■ BRIEF ■
Below, locate the line that contains "Reproduce this chart with matplotlib.". Repeat exactly from that line to the line that contains "fig.savefig('out.png', dpi=100)", inclusive, leaving out the pictures.

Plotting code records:

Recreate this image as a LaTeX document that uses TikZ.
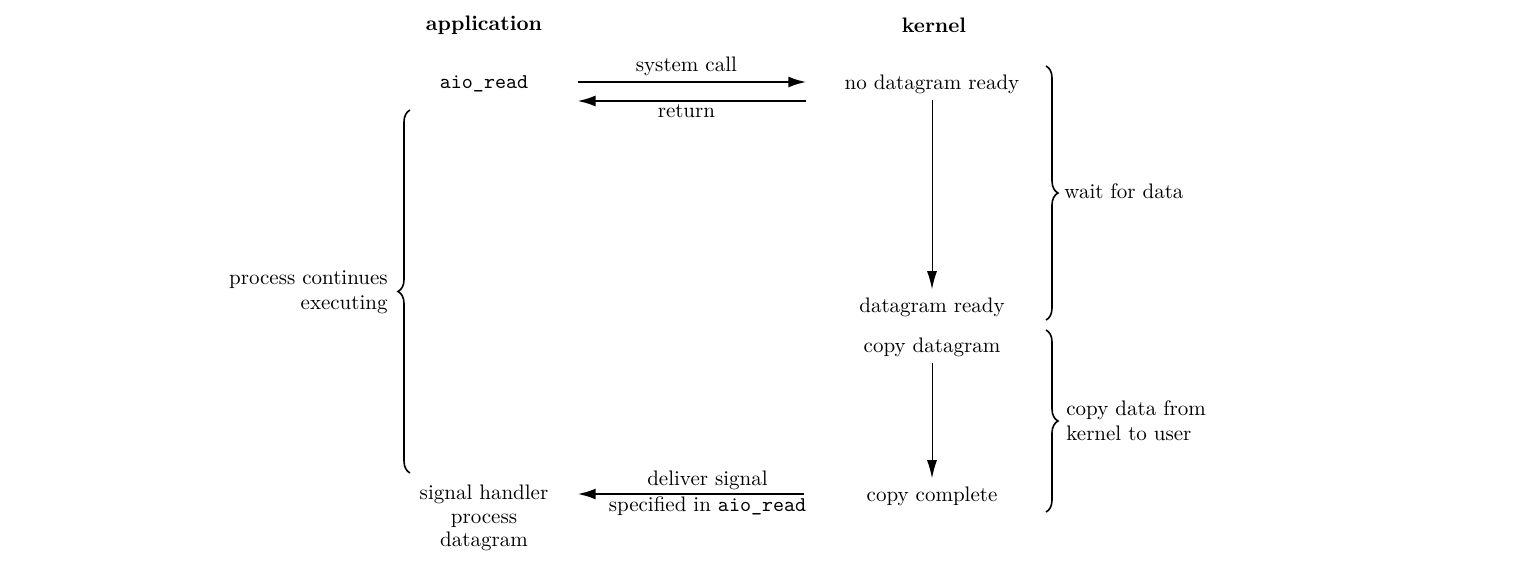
\documentclass[tikz,border=0pt]{standalone}
\usepackage{tikz}
\usetikzlibrary{calc,positioning,arrows.meta,decorations.pathreplacing}

\tikzset{
	lbl/.style={inner sep=2pt},
	head/.style={lbl,font=\fontsize{10.5}{12.5}\selectfont\bfseries},
	callarrow/.style={line width=1.1pt,-{Latex[length=9pt,width=5.5pt]}},
	steparrow/.style={line width=0.5pt,-{Latex[length=9pt,width=5pt]},shorten <=1pt,shorten >=2pt},
	bracer/.style={line width=0.8pt,decorate,decoration={brace,amplitude=6pt}}
}

\begin{document}
\begin{tikzpicture}[x=0.5pt,y=-0.5pt,font=\fontsize{10.5}{12.5}\selectfont]
		\useasboundingbox (0,0) rectangle (1518,578);
		% column heads
		\node(app) [head] at (484,25) {application};
		\node(kern) [head] at (934,25) {kernel};
		% application side
		\node(aioread) [lbl,font=\fontsize{10.5}{12.5}\selectfont\ttfamily] at (484,84) {aio\_read};
		\node(sighandler) [lbl,align=center,font=\fontsize{10.5}{11.8}\selectfont] at (484,518) {signal handler\\process\\datagram};
		% kernel side
		\node(nodgram) [lbl] at (932,84) {no datagram ready};
		\node(dgready) [lbl] at (932,307) {datagram ready};
		\node(copydgram) [lbl] at (932,347) {copy datagram};
		\node(copydone) [lbl] at (932,496) {copy complete};
		% calls between application and kernel
		\draw [callarrow,shorten <=22.5pt,shorten >=17pt] ([yshift=1pt]aioread.east) -- ([yshift=1pt]nodgram.west) node[midway,above=-1pt] {system call};
		\draw [callarrow,shorten <=17pt,shorten >=22.5pt] ([yshift=-8.5pt]nodgram.west) -- ([yshift=-8.5pt]aioread.east) node[midway,below=-2pt] {return};
		\draw [callarrow,shorten <=29pt,shorten >=12.5pt] ([yshift=1pt]copydone.west) -- ([yshift=1pt]copydone.west -| sighandler.east) node[midway,above=-2pt] {deliver signal} node[midway,below=-2.5pt] {specified in {\ttfamily aio\_read}};
		% kernel steps
		\draw [steparrow] (nodgram) -- (dgready);
		\draw [steparrow] (copydgram) -- (copydone);
		% braces
		\coordinate (waittop) at (1046,66);
		\coordinate (waitbot) at (1046,320);
		\coordinate (copytop) at (1046,330);
		\coordinate (copybot) at (1046,512);
		\coordinate (runtop) at (410,110);
		\coordinate (runbot) at (410,473);
		\draw [bracer] (waittop) -- (waitbot);
		\draw [bracer] (copytop) -- (copybot);
		\draw [bracer] (runbot) -- (runtop);
		\node(waitlbl) [lbl,anchor=west] at (1060,191) {wait for data};
		\node(copylbl) [lbl,anchor=west,align=left] at (1062,421) {copy data from\\kernel to user};
		\node(runlbl) [lbl,anchor=east,align=right] at (392,292) {process continues\\executing};
	\end{tikzpicture}
\end{document}
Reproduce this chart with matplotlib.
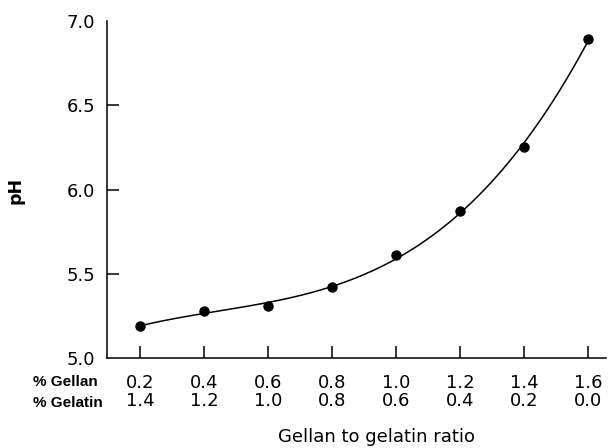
import matplotlib.pyplot as plt
import numpy as np

plt.rcParams['font.family'] = ['DejaVu Sans']

# data
gellan = [0.2, 0.4, 0.6, 0.8, 1.0, 1.2, 1.4, 1.6]
gelatin = [1.4, 1.2, 1.0, 0.8, 0.6, 0.4, 0.2, 0.0]
ph = [5.19, 5.28, 5.31, 5.42, 5.61, 5.87, 6.25, 6.89]
yticks = [5.0, 5.5, 6.0, 6.5, 7.0]

fig = plt.figure(figsize=(6.08, 4.48), dpi=100)
ax = fig.add_axes([107/608, 1-358.3/448, (606-107)/608, (358.3-20.7)/448])

# smooth fitted curve through the points
coef = np.polyfit(gellan, ph, 3)
xs = np.linspace(gellan[0], gellan[-1], 200)
ax.plot(xs, np.polyval(coef, xs), color='black', lw=1.1)
ax.plot(gellan, ph, 'o', color='black', ms=6.5)

ax.set_xlim(0.097, 1.656)
ax.set_ylim(5.0, 7.0)
ax.set_yticks(yticks)
ax.set_yticklabels(['%.1f' % v for v in yticks], fontsize=13)
ax.set_xticks(gellan)
ax.set_xticklabels(['%.1f\n%.1f' % (a, b) for a, b in zip(gellan, gelatin)],
                   fontsize=13, linespacing=1.0)

for s in ['top', 'right']:
    ax.spines[s].set_visible(False)
for s in ['left', 'bottom']:
    ax.spines[s].set_linewidth(1.1)
ax.tick_params(axis='both', direction='in', length=8.5, width=1.1)
ax.tick_params(axis='y', pad=8.5)
ax.tick_params(axis='x', pad=11.5)
# no tick marks at the axis ends
for i in (0, -1):
    t = ax.yaxis.get_major_ticks()[i]
    t.tick1line.set_visible(False)

fig.text(33/608, 1-382/448, '% Gellan', fontsize=11, fontweight='bold', va='center', ha='left',
         family='Liberation Sans')
fig.text(33/608, 1-403/448, '% Gelatin', fontsize=11, fontweight='bold', va='center', ha='left',
         family='Liberation Sans')
fig.text(376/608, 1-437/448, 'Gellan to gelatin ratio', fontsize=13, va='center', ha='center')
fig.text(15/608, 1-190/448, 'pH', fontsize=12.5, fontweight='bold', rotation=90, va='center', ha='center')

fig.savefig('out.png', dpi=100)
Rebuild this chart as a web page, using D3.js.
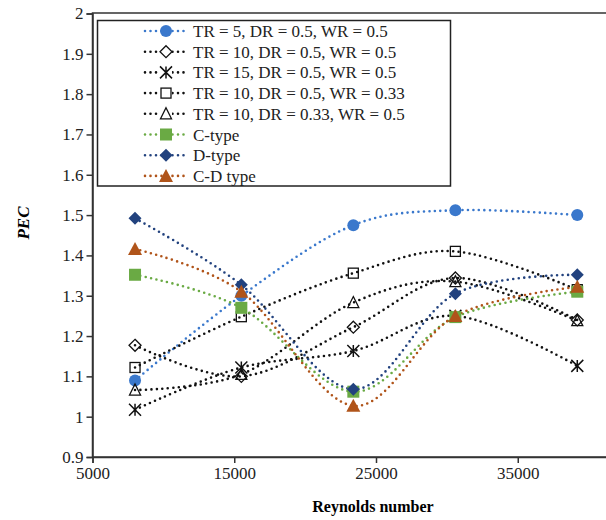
<!DOCTYPE html>
<html><head><meta charset="utf-8">
<script src="https://cdn.jsdelivr.net/npm/d3@7"></script>
<style>body{margin:0;background:#fff;}svg{display:block;}</style>
</head><body>
<svg id="c" width="606" height="520"></svg>
<script>
const reynolds = [8000, 15500, 23400, 30600, 39200];
const seriesNames = ["TR = 5, DR = 0.5, WR = 0.5","TR = 10, DR = 0.5, WR = 0.5","TR = 15, DR = 0.5, WR = 0.5","TR = 10, DR = 0.5, WR = 0.33","TR = 10, DR = 0.33, WR = 0.5","C-type","D-type","C-D type"];
const tr5 = [1.09, 1.30, 1.475, 1.512, 1.50];
const tr10 = [1.177, 1.10, 1.222, 1.344, 1.24];
const tr15 = [1.017, 1.122, 1.163, 1.25, 1.126];
const wr033 = [1.122, 1.248, 1.356, 1.41, 1.315];
const dr033 = [1.066, 1.105, 1.283, 1.335, 1.238];
const cType = [1.352, 1.27, 1.062, 1.247, 1.31];
const dType = [1.492, 1.327, 1.068, 1.305, 1.352];
const cdType = [1.416, 1.31, 1.027, 1.25, 1.322];
const xTicks = [5000, 15000, 25000, 35000];
const yTicks = [0.9, 1, 1.1, 1.2, 1.3, 1.4, 1.5, 1.6, 1.7, 1.8, 1.9, 2];
const yTickLabels = ["0.9","1","1.1","1.2","1.3","1.4","1.5","1.6","1.7","1.8","1.9","2"];

const colors = ["#3a78cc","#111","#111","#111","#111","#6aaa44","#22427e","#b0541a"];
const markers = ["circle","diamondOpen","asterisk","squareOpen","triangleOpen","square","diamond","triangle"];
const allValues = [tr5, tr10, tr15, wr033, dr033, cType, dType, cdType];

const svg = d3.select("#c");
const font = "'Liberation Serif','Times New Roman',serif";
const x = d3.scaleLinear().domain([5000, 45000]).range([92.5, 659.5]);
const y = d3.scaleLinear().domain([0.9, 2]).range([457, 13.5]);

// plot frame
svg.append("rect").attr("x", 92.5).attr("y", 13).attr("width", 600).attr("height", 444)
  .attr("fill", "none").attr("stroke", "#333").attr("stroke-width", 1.5);

// axes
const yAxis = d3.axisLeft(y).tickValues(yTicks).tickSize(6).tickFormat((d,i)=>yTickLabels[i]);
const gy = svg.append("g").attr("transform","translate(92.5,0)").call(yAxis);
const xAxis = d3.axisBottom(x).tickValues(xTicks).tickSize(6).tickFormat(d3.format("d"));
const gx = svg.append("g").attr("transform","translate(0,457)").call(xAxis);
[gx, gy].forEach(g=>{
  g.select(".domain").attr("stroke","#333").attr("stroke-width",1.5);
  g.selectAll(".tick line").attr("stroke","#333").attr("stroke-width",1.5);
  g.selectAll(".tick text").attr("font-family",font).attr("font-size",17).attr("fill","#222");
});
gy.selectAll(".tick text").attr("x",-9);
gx.selectAll(".tick text").attr("y",10);

// axis titles
svg.append("text").attr("x",373).attr("y",512).attr("text-anchor","middle")
  .attr("font-family",font).attr("font-size",16).attr("font-weight","bold").text("Reynolds number");
svg.append("text").attr("transform","translate(29,223) rotate(-90)").attr("text-anchor","middle")
  .attr("font-family",font).attr("font-size",17).attr("font-weight","bold").attr("font-style","italic").text("PEC");

function drawMarker(g, type, color, cx, cy) {
  if (type==="circle") g.append("circle").attr("cx",cx).attr("cy",cy).attr("r",6).attr("fill",color);
  else if (type==="square") g.append("rect").attr("x",cx-6).attr("y",cy-6).attr("width",12).attr("height",12).attr("fill",color);
  else if (type==="squareOpen") g.append("rect").attr("x",cx-5).attr("y",cy-5).attr("width",10).attr("height",10).attr("fill","none").attr("stroke",color).attr("stroke-width",1.3);
  else if (type==="diamond") g.append("path").attr("d",`M${cx},${cy-6.5}L${cx+6.5},${cy}L${cx},${cy+6.5}L${cx-6.5},${cy}Z`).attr("fill",color);
  else if (type==="diamondOpen") g.append("path").attr("d",`M${cx},${cy-6}L${cx+6},${cy}L${cx},${cy+6}L${cx-6},${cy}Z`).attr("fill","none").attr("stroke",color).attr("stroke-width",1.3);
  else if (type==="triangle") g.append("path").attr("d",`M${cx},${cy-7}L${cx+7},${cy+6}L${cx-7},${cy+6}Z`).attr("fill",color);
  else if (type==="triangleOpen") g.append("path").attr("d",`M${cx},${cy-6}L${cx+5.5},${cy+5}L${cx-5.5},${cy+5}Z`).attr("fill","none").attr("stroke",color).attr("stroke-width",1.3);
  else if (type==="asterisk") {
    const r=6;
    g.append("path").attr("d",`M${cx-r},${cy-r}L${cx+r},${cy+r}M${cx-r},${cy+r}L${cx+r},${cy-r}M${cx},${cy-r}L${cx},${cy+r}`)
      .attr("stroke",color).attr("stroke-width",1.5).attr("fill","none");
  }
}

const line = d3.line().x((d,i)=>x(reynolds[i])).y(d=>y(d)).curve(d3.curveCardinal.tension(0));
const plot = svg.append("g");
allValues.forEach((vals,k)=>{
  plot.append("path").attr("d", line(vals)).attr("fill","none").attr("stroke",colors[k])
    .attr("stroke-width",2.6).attr("stroke-linecap","round").attr("stroke-dasharray","0 5.5");
});
allValues.forEach((vals,k)=>{
  vals.forEach((v,i)=>drawMarker(plot, markers[k], colors[k], x(reynolds[i]), y(v)));
});

// legend
const lg = svg.append("g");
lg.append("rect").attr("x",97.5).attr("y",20.5).attr("width",353).attr("height",165.5)
  .attr("fill","#fff").attr("stroke","#222").attr("stroke-width",1.5);
seriesNames.forEach((name,k)=>{
  const yy = 31 + k*20.7;
  lg.append("line").attr("x1",145).attr("x2",184).attr("y1",yy).attr("y2",yy)
    .attr("stroke",colors[k]).attr("stroke-width",2.6).attr("stroke-linecap","round").attr("stroke-dasharray","0 5.5");
  if (markers[k].endsWith("Open") || markers[k]==="asterisk")
    lg.append("rect").attr("x",160).attr("y",yy-6).attr("width",12).attr("height",12).attr("fill","#fff");
  drawMarker(lg, markers[k], colors[k], 166, yy);
  lg.append("text").attr("x",193).attr("y",yy+6).attr("font-family",font).attr("font-size",17)
    .attr("fill","#222").text(name);
});
</script>
</body></html>
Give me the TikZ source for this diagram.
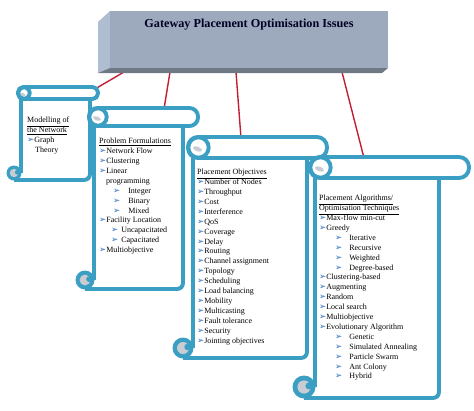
\documentclass[tikz,border=0pt]{standalone}
\usepackage{fontspec}
\setmainfont{Liberation Serif}
\newfontfamily\bulfont{DejaVu Sans}
\definecolor{scrollteal}{HTML}{3A9FC3}
\definecolor{curlgray}{HTML}{C9CDD3}
\definecolor{bulletblue}{HTML}{2B6CB8}
\definecolor{linered}{HTML}{C21E32}
\definecolor{boxfront}{HTML}{9DA9BC}
\definecolor{boxleft}{HTML}{AEBDD0}
\definecolor{boxbottom}{HTML}{6F7885}
\newcommand\bl{\textcolor{bulletblue}{\bulfont\fontsize{8.5}{8.5}\selectfont ➢}}
\newcommand\subit[3]{\hspace*{#1}\bl\hspace*{#2}#3}
% #1 barL #2 barT #3 barR #4 barB #5 bodyL #6 bodyR #7 bodyB #8 curl radius #9 bar radius
\newcommand\scrollshape[9]{%
  \fill[white] (#5,#4) rectangle (#6,#7);
  \draw[scrolline,rounded corners=6pt] (#6,#4) -- (#6,#7) -- ({#5-#8},#7);
  \draw[scrolline] (#5,#4) -- (#5,{#7-#8});
  \fill[scrollteal] ({#5-#8},{#7-#8}) circle ({#8pt+0.5pt});
  \fill[curlgray] ({#5-#8},{#7-#8}) circle ({0.6*#8 pt});
  \fill[scrollteal] ({#5-#8+0.45*#8},{#7-#8-0.1*#8}) circle ({0.32*#8 pt});
  \draw[scrolline,fill=white,rounded corners={#9pt-0.5pt}] (#1,#2) rectangle (#3,#4);
  \draw[scrolline] ({#1+#9},{(#2+#4)/2}) circle ({#9pt-0.3pt});
  \fill[curlgray,rotate around={-20:({#1+#9-1},{(#2+#4)/2+1.5})}] ({#1+#9-1},{(#2+#4)/2+1.5}) ellipse ({0.45*#9 pt} and {0.22*#9 pt});
}
\begin{document}
\begin{tikzpicture}[x=1pt,y=-1pt,
  scrolline/.style={draw=scrollteal,line width=3.9pt},
  redline/.style={draw=linered,line width=1.4pt},
  scrolltext/.style={anchor=north west,inner sep=0pt,align=left,font=\fontsize{8}{9.9}\selectfont},
  titletext/.style={inner sep=0pt,font=\bfseries\fontsize{12.2}{14}\selectfont,text=black!85!blue}]
\useasboundingbox (0,0) rectangle (474,410);

% connector end points
\coordinate (b1) at (124,72);
\coordinate (b2) at (170,72);
\coordinate (b3) at (236,72);
\coordinate (b4) at (342,72);
\coordinate (s1) at (95,89);
\coordinate (s2) at (164,109);
\coordinate (s3) at (241,138);
\coordinate (s4) at (364,158);
\draw[redline] (b1) -- (s1);
\draw[redline] (b2) -- (s2);
\draw[redline] (b3) -- (s3);
\draw[redline] (b4) -- (s4);

% title box
\fill[boxleft] (110,11) -- (98,22) -- (98,73) -- (110,68) -- cycle;
\fill[boxbottom] (110,68) -- (98,73) -- (382,73) -- (388,68) -- cycle;
\fill[boxfront] (110,11) rectangle (388,68);
\node[titletext] (title) at (249,25) {Gateway Placement Optimisation Issues};

% scrolls
\scrollshape{18}{87}{98}{99}{21}{90}{180}{7}{6}
\scrollshape{89}{108}{198}{126}{94}{183}{289}{9}{9}
\scrollshape{188}{137}{327}{158}{193}{307}{358}{10}{10.5}
\scrollshape{310}{157}{469}{178}{315}{439}{398}{11}{10.5}

\node[scrolltext] (t1) at (27,117) {\underline{Modelling of}\\ \underline{the Network}\\ \bl Graph\\ \hspace*{8pt}Theory};

\node[scrolltext] (t2) at (99,138) {\underline{Problem Formulations}\\
\bl Network Flow\\
\bl Clustering\\
\bl Linear\\
\hspace*{7pt}programming\\
\subit{14pt}{8pt}{Integer}\\
\subit{14pt}{8pt}{Binary}\\
\subit{14pt}{8pt}{Mixed}\\
\bl Facility Location\\
\subit{12pt}{3pt}{Uncapacitated}\\
\subit{12pt}{3pt}{Capacitated}\\
\bl Multiobjective};

\node[scrolltext] (t3) at (197,169) {\underline{Placement Objectives}\\
\bl Number of Nodes\\
\bl Throughput\\
\bl Cost\\
\bl Interference\\
\bl QoS\\
\bl Coverage\\
\bl Delay\\
\bl Routing\\
\bl Channel assignment\\
\bl Topology\\
\bl Scheduling\\
\bl Load balancing\\
\bl Mobility\\
\bl Multicasting\\
\bl Fault tolerance\\
\bl Security\\
\bl Jointing objectives};

\node[scrolltext] (t4) at (319,195) {\underline{Placement Algorithms/}\\
\underline{Optimisation Techniques}\\
\bl Max-flow min-cut\\
\bl Greedy\\
\subit{16pt}{7pt}{Iterative}\\
\subit{16pt}{7pt}{Recursive}\\
\subit{16pt}{7pt}{Weighted}\\
\subit{16pt}{7pt}{Degree-based}\\
\bl Clustering-based\\
\bl Augmenting\\
\bl Random\\
\bl Local search\\
\bl Multiobjective\\
\bl Evolutionary Algorithm\\
\subit{16pt}{7pt}{Genetic}\\
\subit{16pt}{7pt}{Simulated Annealing}\\
\subit{16pt}{7pt}{Particle Swarm}\\
\subit{16pt}{7pt}{Ant Colony}\\
\subit{16pt}{7pt}{Hybrid}};
\end{tikzpicture}
\end{document}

■ ANSWER TO THE EXERCISE ■
Reproduce this chart with matplotlib.
import matplotlib.pyplot as plt
import numpy as np

plt.rcParams['font.family'] = ['DejaVu Sans']

# data
gellan = [0.2, 0.4, 0.6, 0.8, 1.0, 1.2, 1.4, 1.6]
gelatin = [1.4, 1.2, 1.0, 0.8, 0.6, 0.4, 0.2, 0.0]
ph = [5.19, 5.28, 5.31, 5.42, 5.61, 5.87, 6.25, 6.89]
yticks = [5.0, 5.5, 6.0, 6.5, 7.0]

fig = plt.figure(figsize=(6.08, 4.48), dpi=100)
ax = fig.add_axes([107/608, 1-358.3/448, (606-107)/608, (358.3-20.7)/448])

# smooth fitted curve through the points
coef = np.polyfit(gellan, ph, 3)
xs = np.linspace(gellan[0], gellan[-1], 200)
ax.plot(xs, np.polyval(coef, xs), color='black', lw=1.1)
ax.plot(gellan, ph, 'o', color='black', ms=6.5)

ax.set_xlim(0.097, 1.656)
ax.set_ylim(5.0, 7.0)
ax.set_yticks(yticks)
ax.set_yticklabels(['%.1f' % v for v in yticks], fontsize=13)
ax.set_xticks(gellan)
ax.set_xticklabels(['%.1f\n%.1f' % (a, b) for a, b in zip(gellan, gelatin)],
                   fontsize=13, linespacing=1.0)

for s in ['top', 'right']:
    ax.spines[s].set_visible(False)
for s in ['left', 'bottom']:
    ax.spines[s].set_linewidth(1.1)
ax.tick_params(axis='both', direction='in', length=8.5, width=1.1)
ax.tick_params(axis='y', pad=8.5)
ax.tick_params(axis='x', pad=11.5)
# no tick marks at the axis ends
for i in (0, -1):
    t = ax.yaxis.get_major_ticks()[i]
    t.tick1line.set_visible(False)

fig.text(33/608, 1-382/448, '% Gellan', fontsize=11, fontweight='bold', va='center', ha='left',
         family='Liberation Sans')
fig.text(33/608, 1-403/448, '% Gelatin', fontsize=11, fontweight='bold', va='center', ha='left',
         family='Liberation Sans')
fig.text(376/608, 1-437/448, 'Gellan to gelatin ratio', fontsize=13, va='center', ha='center')
fig.text(15/608, 1-190/448, 'pH', fontsize=12.5, fontweight='bold', rotation=90, va='center', ha='center')

fig.savefig('out.png', dpi=100)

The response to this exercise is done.